There are two more unique activities in New World, but again the game gatekeeps them until the bitter end. An Invasion is a meta event that occurs if players don’t clear enough of the above-mentioned portals that appear on the map, which means the monsters mount an attack on the Fort, again at a pre-set time so players can sign up to defend. Invasions are essentially a PvE version of War, as you try to hold off the invading hoards before the time limit runs out. There's no reason this mode couldn't be scaled down so more players could try it earlier, but instead it's locked until level 50. Another event, this one locked until the final level 60, is Outpost Rush. This is a PvP event where players again compete for control of points, but this time in a random map with no Forts involved. Once again, the game's pointless gatekeeping and lack of scaling only works against the experience.
The health of PvP and meta-game mechanics depend heavily on the player population. Another important aspect is the trade post, where you can buy and sell things from other players. Here again the game makes an interesting decision to make the market local to its town. While you can check prices elsewhere, like your storage, you can't buy or sell unless you’re physically there. This creates a problem with the late-game areas having pretty much nothing for sale, or at increasingly insane asking prices for the mere basics. How all these meta-mechanics and trading outposts will play out in the long run remains to be seen, but the troubling signs are already there, especially if you aren’t on a busy server. Over the past 4 weeks since launch, the active daily player population seems to have fallen about 50% according to Steam database, so server mergers are possible in the future.
If there's one more area where New World succeeds, it's the presentation. Although we have to prepend the praise with "for an MMO", this is indeed a very nice looking game with a decent art style. The game runs at a steady framerate, has a variety of options to tweak the visual quality, has a very good draw distance, and some excellent lighting effects. From the dark graveyards in a forest, to the sunny beaches, to the snowy mountain areas, and the fog that rolls in over the valley, the visuals can be surprisingly good at creating an atmosphere; the day and night cycle also adds to this. The sound design can also be surprisingly excellent, with the crack of a pick hitting the rock echoing around you, to the falling trees after you've cut them down, to how your character sounds muffled when using a face-covering helmet, the nuances are pretty impressive.

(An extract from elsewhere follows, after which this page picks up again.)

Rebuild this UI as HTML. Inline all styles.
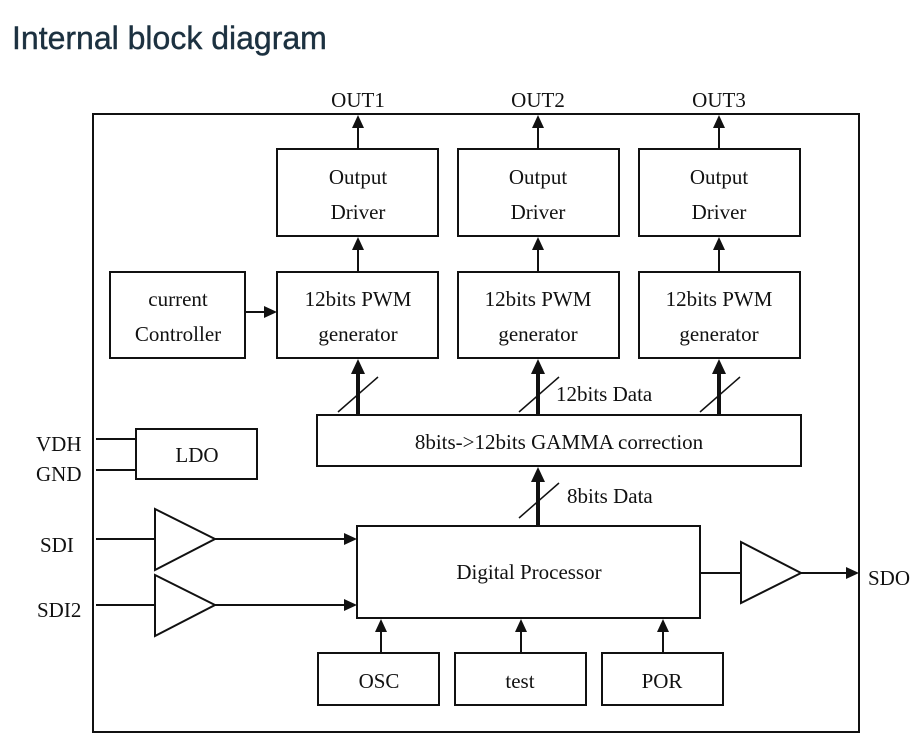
<!DOCTYPE html>
<html><head><meta charset="utf-8"><style>
html,body{margin:0;padding:0;background:#fff;width:921px;height:754px;overflow:hidden}
svg{display:block}
text{font-family:"Liberation Serif",serif;font-size:21px;fill:#111}
</style></head><body>
<svg width="921" height="754" viewBox="0 0 921 754">
<text x="12" y="49" style="font-family:'Liberation Sans',sans-serif;font-size:32px;fill:#1c3140;stroke:#1c3140;stroke-width:0.4">Internal block diagram</text>
<g fill="none" stroke="#111" stroke-width="2">
<rect x="93" y="114" width="766" height="618"/>
<rect x="277" y="149" width="161" height="87"/>
<rect x="458" y="149" width="161" height="87"/>
<rect x="639" y="149" width="161" height="87"/>
<rect x="277" y="272" width="161" height="86"/>
<rect x="458" y="272" width="161" height="86"/>
<rect x="639" y="272" width="161" height="86"/>
<rect x="110" y="272" width="135" height="86"/>
<rect x="317" y="415" width="484" height="51"/>
<rect x="136" y="429" width="121" height="50"/>
<rect x="357" y="526" width="343" height="92"/>
<rect x="318" y="653" width="121" height="52"/>
<rect x="455" y="653" width="131" height="52"/>
<rect x="602" y="653" width="121" height="52"/>
<path d="M155,509 L215,539 L155,570 Z M155,575 L215,605 L155,636 Z M741,542 L801,573 L741,603 Z"/>
<path d="M96,439 H136 M96,470 H136 M96,539 H155 M96,605 H155 M700,573 H741"/>
<path d="M358,149 V125 M538,149 V125 M719,149 V125 M358,272 V248 M538,272 V248 M719,272 V248 M245,312 H266 M215,539 H346 M215,605 H346 M801,573 H848 M381,653 V630 M521,653 V630 M663,653 V630"/>
</g>
<g fill="#111">
<path d="M358,115 L352,128 L364,128 Z M538,115 L532,128 L544,128 Z M719,115 L713,128 L725,128 Z"/>
<path d="M358,237 L352,250 L364,250 Z M538,237 L532,250 L544,250 Z M719,237 L713,250 L725,250 Z"/>
<path d="M277,312 L264,306 L264,318 Z M357,539 L344,533 L344,545 Z M357,605 L344,599 L344,611 Z M859,573 L846,567 L846,579 Z"/>
<path d="M381,619 L375,632 L387,632 Z M521,619 L515,632 L527,632 Z M663,619 L657,632 L669,632 Z"/>
<path d="M358,359 L351,374 L365,374 Z M538,359 L531,374 L545,374 Z M719,359 L712,374 L726,374 Z M538,467 L531,482 L545,482 Z"/>
</g>
<g fill="none" stroke="#111" stroke-width="4">
<path d="M358,415 V372 M538,415 V372 M719,415 V372 M538,526 V480"/>
</g>
<g stroke="#111" stroke-width="1.5">
<path d="M338,412 L378,377 M519,412 L559,377 M700,412 L740,377 M519,518 L559,483"/>
</g>
<g text-anchor="middle">
<text x="358" y="107">OUT1</text><text x="538" y="107">OUT2</text><text x="719" y="107">OUT3</text>
<text x="358" y="184">Output</text><text x="358" y="219">Driver</text>
<text x="538" y="184">Output</text><text x="538" y="219">Driver</text>
<text x="719" y="184">Output</text><text x="719" y="219">Driver</text>
<text x="358" y="306">12bits PWM</text><text x="358" y="341">generator</text>
<text x="538" y="306">12bits PWM</text><text x="538" y="341">generator</text>
<text x="719" y="306">12bits PWM</text><text x="719" y="341">generator</text>
<text x="178" y="306">current</text><text x="178" y="341">Controller</text>
<text x="559" y="449">8bits-&gt;12bits GAMMA correction</text>
<text x="197" y="462">LDO</text>
<text x="529" y="579">Digital Processor</text>
<text x="379" y="688">OSC</text><text x="520" y="688">test</text><text x="662" y="688">POR</text>
</g>
<text x="556" y="401">12bits Data</text>
<text x="567" y="503">8bits Data</text>
<text x="36" y="451">VDH</text><text x="36" y="481">GND</text>
<text x="40" y="552">SDI</text><text x="37" y="617">SDI2</text>
<text x="868" y="585">SDO</text>
</svg>
</body></html>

This review of New World is based on over 80 hours play, reaching level 50, and trying everything (except Outpost Rush) that the game has to offer. We visited every area, got each gathering and crafting tier to at least level 50, and won some Wars. But there's only so much grinding the same lifeless quests over and over that someone can handle, and perhaps the recent sharp drop in player population is an indicator of that. New World is pretty, and if you're just wanting a game to mindlessly run around in while listening to a podcast or something, it may fit the bill. But players hoping for a narrative-driven, engaging experience, with some good content, should look elsewhere.